Yes, but with important considerations:
- Appropriate for:
- Calculating interest portions between payment dates
- Verifying lender calculations
- Understanding prepayment penalties
- Limitations:
- Doesn’t calculate principal portions of payments
- Assumes fixed interest rate (not adjustable rates)
- May need to exclude end date depending on loan terms
- Recommended Approach:
- Use Actual/360 or Actual/365 for most consumer loans
- For mortgages, verify if lender uses “30/360” method
- Compare with your loan statement’s methodology
For complete amortization schedules, you would need to combine this calculator with a principal repayment calculator, as each payment typically includes both interest (which decreases over time) and principal (which increases).
What are the most common mistakes people make with accrued interest calculations?

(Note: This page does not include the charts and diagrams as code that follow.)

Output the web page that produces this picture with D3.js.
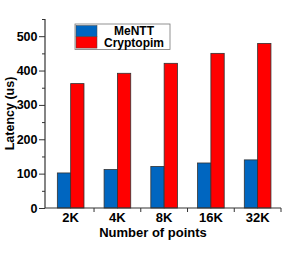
<!DOCTYPE html>
<meta charset="utf-8">
<style>
body { margin: 0; padding: 0; background: #fff; }
text { font-family: "Liberation Sans", Arial, sans-serif; font-weight: bold; }
</style>
<body>
<script src="https://d3js.org/d3.v7.min.js"></script>
<script>

var categories = ["2K", "4K", "8K", "16K", "32K"];
var seriesNames = ["MeNTT", "Cryptopim"];
var mentt = [102, 112, 121, 131, 140];
var cryptopim = [362, 392, 421, 450, 479];
var yTicks = [0, 100, 200, 300, 400, 500];
var colors = ["#0066c0", "#ff0000"];

var width = 287, height = 253;
var axisX = 45, axisY = 208, topY = 19, rightX = 281;

var svg = d3.select("body").append("svg")
    .attr("width", width)
    .attr("height", height);

var x = d3.scaleBand()
    .domain(categories)
    .range([47.3, rightX])
    .paddingInner(0.43)
    .paddingOuter(0.215);

var x1 = d3.scaleBand()
    .domain(seriesNames)
    .range([0, x.bandwidth()]);

var y = d3.scaleLinear()
    .domain([0, 550])
    .range([axisY, topY]);

var series = [mentt, cryptopim];

// bars
series.forEach(function(vals, si) {
  svg.append("g").selectAll("rect")
    .data(vals)
    .enter().append("rect")
      .attr("x", function(d, i) { return x(categories[i]) + x1(seriesNames[si]); })
      .attr("y", function(d) { return y(d); })
      .attr("width", x1.bandwidth())
      .attr("height", function(d) { return y(0) - y(d); })
      .style("fill", colors[si])
      .style("stroke", "#333")
      .style("stroke-width", 0.8);
});

// y axis, minor ticks first
var yAxisMinor = d3.axisLeft(y).tickValues(d3.range(50, 551, 100)).tickSize(3).tickFormat("");
svg.append("g")
    .attr("transform", "translate(" + axisX + ",0)")
    .call(yAxisMinor)
    .call(function(g) { g.select(".domain").remove(); })
    .selectAll("line").style("stroke", "#333");

var yAxis = d3.axisLeft(y).tickValues(yTicks).tickSize(6).tickPadding(1.5);
var gy = svg.append("g")
    .attr("transform", "translate(" + axisX + ",0)")
    .call(yAxis);
gy.selectAll("text").style("font-size", "12.5px").style("fill", "#000");
gy.selectAll("line").style("stroke", "#333");
gy.select(".domain").attr("d", "M0," + y(0) + "V" + y(550)).style("stroke", "#333").style("stroke-width", 1.2);

// x axis
var gx = svg.append("g")
    .attr("transform", "translate(0," + y(0) + ")");
gx.append("line")
    .attr("x1", axisX).attr("x2", rightX)
    .style("stroke", "#333").style("stroke-width", 1.2);
// ticks at group boundaries
var step = x.step();
categories.forEach(function(c, i) {
  var bx = x(c) + x.bandwidth() / 2 + step / 2;
  gx.append("line")
    .attr("x1", bx).attr("x2", bx).attr("y1", 0).attr("y2", 4)
    .style("stroke", "#333");
});
gx.selectAll("text.tick")
    .data(categories)
    .enter().append("text")
      .attr("class", "tick")
      .attr("x", function(d) { return x(d) + x.bandwidth() / 2; })
      .attr("y", 13.5)
      .attr("text-anchor", "middle")
      .style("font-size", "13px")
      .text(function(d) { return d; });

// axis titles
svg.append("text")
    .attr("x", 153)
    .attr("y", 237)
    .attr("text-anchor", "middle")
    .style("font-size", "13px")
    .text("Number of points");

svg.append("text")
    .attr("transform", "translate(14," + ((y(0) + y(550)) / 2) + ") rotate(-90)")
    .attr("text-anchor", "middle")
    .style("font-size", "12.5px")
    .text("Latency (us)");

// legend
var lg = svg.append("g").attr("transform", "translate(75,24)");
lg.append("rect")
    .attr("width", 95).attr("height", 25.5)
    .style("fill", "#fff").style("stroke", "#777").style("stroke-width", 0.8);
seriesNames.forEach(function(n, i) {
  lg.append("rect")
    .attr("x", 1).attr("y", 1.5 + i * 11.3)
    .attr("width", 21).attr("height", 11.3)
    .style("fill", colors[i]).style("stroke", "#444").style("stroke-width", 0.5);
  lg.append("text")
    .attr("x", 59).attr("y", 11 + i * 11.8)
    .attr("text-anchor", "middle")
    .style("font-size", "12px")
    .text(n);
});

</script>
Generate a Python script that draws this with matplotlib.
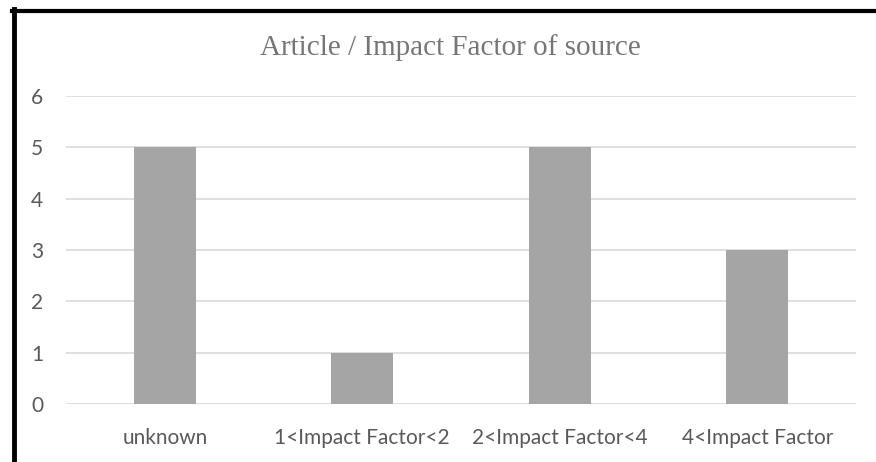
import matplotlib.pyplot as plt
from matplotlib.lines import Line2D

categories = ['unknown', '1<Impact Factor<2', '2<Impact Factor<4', '4<Impact Factor']
counts = [5, 1, 5, 3]
yticks = [0, 1, 2, 3, 4, 5, 6]

fig = plt.figure(figsize=(8.76, 4.62), dpi=100)
ax = fig.add_axes([66 / 876, 58 / 462, 790 / 876, 308 / 462])

ax.bar(range(len(categories)), counts, width=0.314, color='#a5a5a5', zorder=3)
ax.set_xlim(-0.5, len(categories) - 0.5)
ax.set_ylim(0, 6)
ax.set_yticks(yticks)
ax.set_xticks(range(len(categories)))
ax.set_xticklabels(categories, fontfamily='Lato', fontsize=15, color='#595959')
for lbl in ax.get_yticklabels():
    lbl.set_fontfamily('Lato')
    lbl.set_fontsize(15)
    lbl.set_color('#595959')
ax.tick_params(axis='both', length=0)
ax.tick_params(axis='y', pad=16.5)
ax.tick_params(axis='x', pad=17.5)
ax.grid(axis='y', color='#d9d9d9', linewidth=1.2, zorder=0)
for s in ax.spines.values():
    s.set_visible(False)

fig.text(450 / 876, 1 - 48 / 462, 'Article / Impact Factor of source', ha='center', va='center',
         fontfamily='Liberation Serif', fontsize=21, color='#767676')

# black frame edges on left and top
fig.add_artist(Line2D([13.5 / 876, 13.5 / 876], [0, 1 - 9 / 462], color='black', lw=3.5, transform=fig.transFigure))
fig.add_artist(Line2D([11.5 / 876, 1], [1 - 10.5 / 462, 1 - 10.5 / 462], color='black', lw=3, transform=fig.transFigure))

fig.savefig('out.png', dpi=100)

Even professionals sometimes make these critical errors:
- Wrong convention: Using 30/360 for a money market instrument that requires Actual/360, or vice versa
- Leap year mishandling: Forgetting February 29 in Actual conventions, or incorrectly counting it in 30/360
- End date confusion: Including/excluding end date contrary to market standards
- Month-end adjustments: Not adjusting 31st days to 30th in 30/360 convention
- Holiday treatment: Counting holidays that should be excluded per business day conventions
- Day count direction: Calculating “from coupon date to settlement” vs. “from settlement to next coupon” backwards
- Principal amount errors: Applying the year fraction to the wrong principal (e.g., face value vs. current outstanding)
Pro Prevention Tip: Always double-check your convention choice against the instrument’s official documentation, and verify your calculation with at least one independent source for critical transactions.
How do day count conventions affect interest rate swaps?
Interest rate swaps typically use different conventions for each leg:
- Fixed Leg: Usually 30/360 or Actual/Actual (ISDA standard)
- Floating Leg: Typically Actual/360 (for LIBOR-based) or Actual/365 (for some SOFR-based)
This creates basis risk that traders must manage. Example:
| Swap Leg | Convention | 90-Day Period | Year Fraction | Payment on $100M at 2% |
|---|---|---|---|---|
| Fixed (30/360) | 30/360 | 90 days | 0.2500 | $500,000.00 |
| Floating (Actual/360) | Actual/360 | 90 days | 0.2500 | $500,000.00 |
| Floating (Actual/365) | Actual/365 | 90 days | 0.2466 | $493,150.68 |
The $6,849.32 difference between Actual/360 and Actual/365 on just one payment demonstrates why swap traders must carefully account for convention mismatches in their valuation models.